Korean Folklore Village: The pull of history keeps traditions alive


By Habib Toumi

SEOUL: Around 40 kilometers south of the skyscrapers and high-tech facilities that define the ultramodern Korean capital Seoul, a folk village displays more than 600 years of history, culture and values.

For the visiting group participating in the World Journalists Conference, the Korean Folklore Village (KFV), a living open-air museum offered the best opportunity to gain deep insights on the way Koreans, rich and poor, leaders and commoners, lived in past times.

KFV was set up in 1974 to showcase, in one large area, the country’s culture and folklore customs to local and international tourists.

School students enjoying their familiarization trip to the Village

School students enjoying their familiarization trip to the Village

A major message by the local authorities to the world was that the Republic of Korea was determined to preserve its traditional culture and ways of life, including food habits, traditional architecture and clothing, as they faced the ominous possibility of extinction when the traditional way of living was rapidly being Westernized due to the government measures in the early 1960s to promote industrialization and scientific and technological development.

The country is also keen to ensure that the country’s deep traditions are handed down from generation to generation, bind its people to their rich past, honor their sense of belonging and be proud of national memories.


Under an ambitious project, real village houses from the Joseon period (July 1392 – October 1897) were brought in from different parts of Korea and reconstructed, replicating the exact way they were centuries ago.

The tedious, but passionate undertaking, has been successful. Today, the village offers a whole atmosphere that reflects the authenticity of the Joseon period in terms of daily life through the four seasons of the year, social culture, customs, traditional architecture, local governor’s office, peasants’ homes and landlords’ homes as well as village spatial structure.
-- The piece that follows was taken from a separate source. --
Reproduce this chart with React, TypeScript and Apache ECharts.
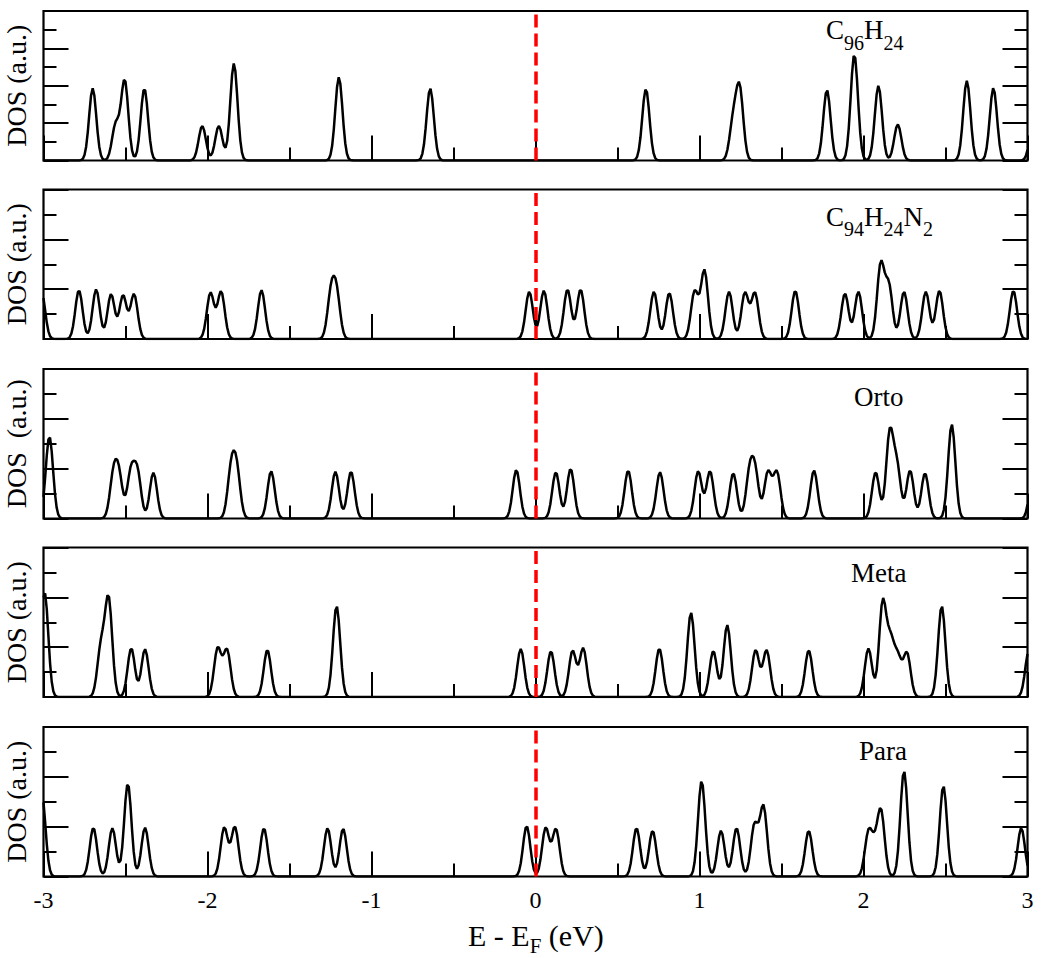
import React, { useEffect, useRef } from "react";
import * as echarts from "echarts";

// ---------- data: energy levels (eV, relative to E_F) and peak weights ----------
const X_MIN = -3;
const X_MAX = 3;
const FERMI = 0;
const Y_MAX = [8, 6, 6, 6, 6];

const C96H24_E = [-2.7, -2.56, -2.505, -2.385, -2.032, -1.931, -1.839, -1.199, -0.642, 0.673, 1.205, 1.245, 1.777, 1.944, 2.091, 2.209, 2.63, 2.792, 3.035];
const C96H24_W = [3.86, 1.9, 4.28, 3.86, 1.85, 1.85, 5.2, 4.46, 3.86, 3.83, 2.0, 3.75, 3.78, 5.69, 4.0, 1.93, 4.27, 3.88, 2.0];

const C94H24N2_E = [-3.012, -2.784, -2.679, -2.588, -2.515, -2.448, -1.982, -1.917, -1.671, -1.247, -1.213, -0.038, 0.051, 0.195, 0.275, 0.722, 0.816, 0.97, 1.03, 1.18, 1.277, 1.338, 1.584, 1.887, 1.969, 2.105, 2.155, 2.247, 2.38, 2.463, 2.914];
const C94H24N2_W = [1.9, 1.96, 1.99, 1.8, 1.75, 1.8, 1.85, 1.9, 1.96, 1.72, 1.72, 1.9, 1.94, 1.99, 1.99, 1.9, 1.85, 1.9, 2.75, 1.9, 1.85, 1.85, 1.94, 1.83, 1.9, 2.98, 2.1, 1.9, 1.9, 1.94, 1.94];

const ORTO_E = [-2.964, -2.574, -2.54, -2.468, -2.427, -2.33, -1.856, -1.822, -1.612, -1.22, -1.125, -0.117, 0.124, 0.214, 0.565, 0.759, 0.992, 1.064, 1.206, 1.305, 1.34, 1.417, 1.472, 1.698, 2.074, 2.16, 2.205, 2.284, 2.375, 2.538, 3.035];
const ORTO_W = [3.3, 1.62, 1.62, 1.79, 1.79, 1.84, 1.85, 1.85, 1.9, 1.88, 1.88, 1.95, 1.86, 2.0, 1.93, 1.86, 1.9, 1.9, 1.82, 1.73, 1.73, 1.85, 1.85, 1.93, 1.86, 3.4, 2.0, 1.93, 1.82, 3.78, 2.0];

const META_E = [-2.993, -2.65, -2.603, -2.465, -2.381, -1.938, -1.881, -1.635, -1.213, -0.09, 0.094, 0.226, 0.291, 0.755, 0.948, 1.084, 1.169, 1.342, 1.409, 1.666, 2.03, 2.117, 2.165, 2.21, 2.265, 2.477, 3.008];
const META_W = [4.2, 1.95, 3.9, 1.96, 1.92, 1.95, 1.88, 1.89, 3.66, 1.93, 1.84, 1.85, 1.95, 1.95, 3.39, 1.85, 2.89, 1.88, 1.88, 1.88, 1.95, 3.75, 2.1, 1.5, 1.75, 3.66, 1.85];

const PARA_E = [-3.01, -2.696, -2.58, -2.486, -2.381, -1.898, -1.833, -1.656, -1.268, -1.173, -0.054, 0.062, 0.125, 0.616, 0.714, 1.013, 1.131, 1.226, 1.335, 1.39, 1.666, 2.03, 2.068, 2.107, 2.247, 2.487, 2.962];
const PARA_W = [3.3, 1.96, 1.94, 3.74, 1.96, 1.96, 1.99, 1.94, 1.94, 1.92, 2.03, 1.95, 1.9, 1.95, 1.84, 3.84, 1.84, 1.95, 2.05, 2.8, 1.84, 1.7, 0.9, 2.55, 4.24, 3.64, 1.95];

// Gaussian broadening of the levels and energy grid step of the DOS curve
const SIGMA = 0.022;
const STEP = 0.01;

const PANEL_LEVELS = [
  { e: C96H24_E, w: C96H24_W },
  { e: C94H24N2_E, w: C94H24N2_W },
  { e: ORTO_E, w: ORTO_W },
  { e: META_E, w: META_W },
  { e: PARA_E, w: PARA_W },
];

// panel titles: [text, isSubscript]
const PANEL_TITLES: [string, boolean][][] = [
  [["C", false], ["96", true], ["H", false], ["24", true]],
  [["C", false], ["94", true], ["H", false], ["24", true], ["N", false], ["2", true]],
  [["Orto", false]],
  [["Meta", false]],
  [["Para", false]],
];
const Y_NAMES = ["DOS (a.u.)", "DOS (a.u.)", "DOS\u00a0 (a.u.)", "DOS (a.u.)", "DOS (a.u.)"];
const X_TITLE: [string, boolean][] = [["E - E", false], ["F", true], [" (eV)", false]];

// ---------- layout ----------
const W = 1041;
const H = 958;
const GRID_LEFT = 43.5;
const GRID_RIGHT = 13.5;
const GRID_TOPS = [11, 189.5, 369, 547.5, 727];
const GRID_H = 149.5;
const FONT = "Liberation Serif";
const TITLE_POS = [
  [826, 39.5],
  [826, 225.7],
  [854, 405.7],
  [851, 581.7],
  [859, 759.7],
];

function dosCurve(levels: number[], weights: number[]) {
  const pts: [number, number][] = [];
  const n = Math.round((X_MAX - X_MIN) / STEP);
  for (let i = 0; i <= n; i++) {
    const x = X_MIN + i * STEP;
    let y = 0;
    for (let k = 0; k < levels.length; k++) {
      const d = (x - levels[k]) / SIGMA;
      y += weights[k] * Math.exp(-0.5 * d * d);
    }
    pts.push([+x.toFixed(4), y]);
  }
  return pts;
}

let measureCtx: CanvasRenderingContext2D | null = null;
function textWidth(t: string, size: number) {
  if (!measureCtx) measureCtx = document.createElement("canvas").getContext("2d");
  if (!measureCtx) return t.length * size * 0.5;
  measureCtx.font = `${size}px "${FONT}"`;
  return measureCtx.measureText(t).width;
}

function subText(parts: [string, boolean][], x0: number, baseline: number, main: number, sub: number, drop: number) {
  const els: any[] = [];
  let x = x0;
  for (const [t, isSub] of parts) {
    const size = isSub ? sub : main;
    const bl = isSub ? baseline + drop : baseline;
    els.push({
      type: "text",
      x,
      y: bl - 0.3375 * size,
      style: { text: t, fontSize: size, fontFamily: FONT, fill: "#000", align: "left", verticalAlign: "middle" },
      z: 100,
    });
    x += textWidth(t, size);
  }
  return els;
}

function buildOption() {
  const grids: any[] = [];
  const xAxes: any[] = [];
  const yAxes: any[] = [];
  const series: any[] = [];
  const graphics: any[] = [];
  const tick = { show: true, inside: true, length: 25, lineStyle: { color: "#000", width: 2 } };
  const minor = { show: true, splitNumber: 2, length: 13, lineStyle: { color: "#000", width: 2 } };

  for (let i = 0; i < 5; i++) {
    grids.push({
      left: GRID_LEFT,
      right: GRID_RIGHT,
      top: GRID_TOPS[i],
      height: GRID_H,
      show: true,
      borderColor: "#000",
      borderWidth: 2.2,
      backgroundColor: "transparent",
    });
    xAxes.push({
      type: "value",
      gridIndex: i,
      min: X_MIN,
      max: X_MAX,
      interval: 1,
      axisLine: { show: false, onZero: false },
      axisTick: tick,
      minorTick: minor,
      splitLine: { show: false },
      minorSplitLine: { show: false },
      axisLabel: {
        show: i === 4,
        fontSize: 24,
        fontFamily: FONT,
        color: "#000",
        margin: 11,
      },
    });
    for (const pos of ["left", "right"]) {
      yAxes.push({
        type: "value",
        gridIndex: i,
        position: pos,
        min: 0,
        max: Y_MAX[i],
        interval: 2,
        axisLine: { show: false, onZero: false },
        axisTick: tick,
        minorTick: minor,
        splitLine: { show: false },
        minorSplitLine: { show: false },
        axisLabel: { show: false },
      });
    }
    series.push({
      type: "line",
      xAxisIndex: i,
      yAxisIndex: i * 2,
      data: dosCurve(PANEL_LEVELS[i].e, PANEL_LEVELS[i].w),
      showSymbol: false,
      symbol: "none",
      lineStyle: { color: "#000", width: 2.5 },
      silent: true,
      clip: true,
      markLine: {
        silent: true,
        symbol: ["none", "none"],
        label: { show: false },
        lineStyle: { color: "#ff0000", width: 3.5, type: [13, 6] },
        data: [{ xAxis: FERMI }],
      },
    });
    graphics.push({
      type: "text",
      x: 16.2,
      y: GRID_TOPS[i] + GRID_H / 2,
      rotation: Math.PI / 2,
      style: {
        text: Y_NAMES[i],
        fontSize: 28,
        fontFamily: FONT,
        fill: "#000",
        align: "center",
        verticalAlign: "middle",
      },
    });
    graphics.push(...subText(PANEL_TITLES[i], TITLE_POS[i][0], TITLE_POS[i][1], 27, 20, 10.5));
  }
  graphics.push(...subText(X_TITLE, 468, 946, 30, 21, 7));

  return {
    animation: false,
    backgroundColor: "#fff",
    grid: grids,
    xAxis: xAxes,
    yAxis: yAxes,
    series,
    graphic: { elements: graphics },
  };
}

export default function App() {
  const ref = useRef<HTMLDivElement>(null);
  useEffect(() => {
    if (!ref.current) return;
    const chart = echarts.init(ref.current, null, { renderer: "svg" });
    chart.setOption(buildOption() as any);
    return () => chart.dispose();
  }, []);
  return <div ref={ref} style={{ position: "absolute", left: 0, top: 0, width: W, height: H }} />;
}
The community life depicted in various sections blends the family and social traditions and the legal rules prevailing at the time to ensure harmony, positive interaction and security.

A father teaching his son some facts of life and the values to be upheld

A father teaching his son some facts of life and the values to be upheld

The reproduction was based on exhaustive historical verification and detailed consultation to ensure accuracy and honesty in presenting experience-style outdoor exhibitions, craft in daily life, traditional ways of doing things, and seasonal customs.

The materials of traditional life-styles and cultural property, including houses, furniture, clothing, agricultural implements, artisans’ tools, cooking utensils, folk art objects and handicrafts are providing a unique venue for appreciating Korea’s cultural history.

The housing units of the village are divided into six types of habitat – southern, central, northern, mountainous, urban and insular.


The different architectures of the traditional Korean housing range from the magnificent dwellings of government officials and landlords to peasant huts.

Some 30,000 items of furniture, kitchen and farm implements and tableware used in the later Joseon dynasty period are displayed.

The market place illustrates a former provincial center of economic, trade and information exchange activities.

The artisans making   farm implements, brassware, paper, fabrics, porcelain, woodware, bamboo-ware and stationery work according to ancestral techniques.

Daily performances are held to link the past with the present

Daily performances are held at the Village to link the past with the present

The village success since its launch in 1974 in providing vivid cultural experience and rich traditional culture to the young and old, to the Koreans and the foreigners, has made it a favorite educational and tourism destination.

The presence of a high number of young students and the schools’ keenness to connect the younger generation on a much deeper and more realistic level with their past provide them with a good opportunity to witness how Korean traditions and people’s mode of life that have permeated every portion of their contemporary life.

For the education authorities, such visits reinvigorate the values of the Korean traditional culture.

Entertainment tourism could also build on the success of the Village.

Students sharing their unforgettable expereince at the Village

Students sharing their unforgettable expereince at the Village with a foreign visitor

Given the increasing popularity of Korean drama and the impact it is making worldwide after reaching international audiences in several countries, Korea could connect public diplomacy with entertainment, and use the Korean Folk Village where some scenes were filmed as a “media attraction.”


People familiar with the “kingdom” – Netflix’s first original Korean series – and the “Jewel in the Palace” will certainly enjoy visiting the Village where some of the scenes from the dramas were shot.

They may be ‘vehicles’ for sharing ideas and images of Korea as a successful nation, and thus as effective instruments for public diplomacy and tourism efforts.